In in vitro and in vivo preclinical models, the combination of magrolimab with venetoclax plus azacitidine increased phagocytosis and prolonged survival in AML cells, according to research presented at the 2021 ASH Annual Meeting. The findings were reported by lead author Yannan Jia, from the Department of Leukemia at the University of Texas MD Anderson Cancer Center in Houston.
Magrolimab targets CD47, a macrophage immune checkpoint that functions as a “don’t eat me” signal on cancer cells by binding SIRPa on macrophages and blocking phagocytosis, the researchers explained. Cancer cells evade phagocytosis by overexpressing CD47, and high CD47 expression in AML has been associated with inferior outcomes.
In the present preclinical study, Ms. Jia and coauthors evaluated whether blocking CD47 via magrolimab, when combined with the BCL2 inhibitor venetoclax and the hypomethylating agent azacitidine could create a synergistic effect to induce “eat me” signals on leukemic blasts, thereby enhancing phagocytosis.
First, the investigators tested the combined efficacy of magrolimab and venetoclax plus azacitidine in vitro in a phagocytosis assay, using monocytes isolated from seven healthy donors. The combination appeared to significantly increase phagocytosis, not only in parental but also in venetoclax-resistant and p53-mutant cells, when compared with either treatment alone. “Further proteomics studies to identify additional ‘eat me’ signals following venetoclax-azacitidine treatment are ongoing,” the authors reported.

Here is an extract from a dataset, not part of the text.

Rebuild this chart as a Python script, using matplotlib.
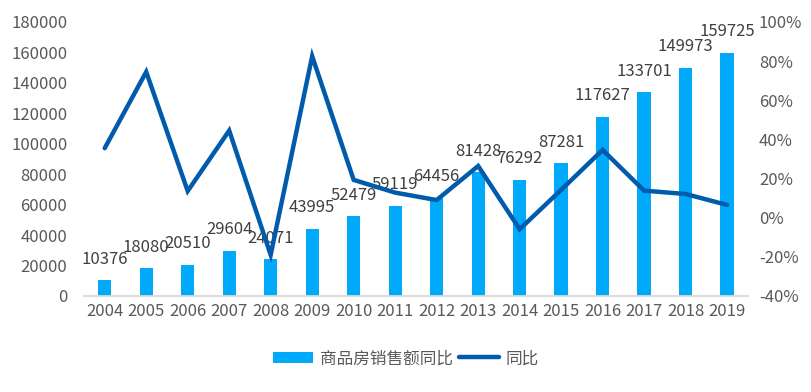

Next, the researchers examined the therapeutic efficacy of magrolimab alone or in combination with venetoclax-azacitidine in AML patient-derived xenografts models. Results from mouse models revealed that magrolimab reduced leukemia burden, delayed leukemia progression, and significantly extended survival. However, venetoclax-azacitidine alone had no or minimal impact on tumor burden or survival.
Given these findings, investigators have launched a clinical trial of the magrolimab and venetoclax-azacitidine combination, which has shown high rates of preliminary efficacy, the authors noted.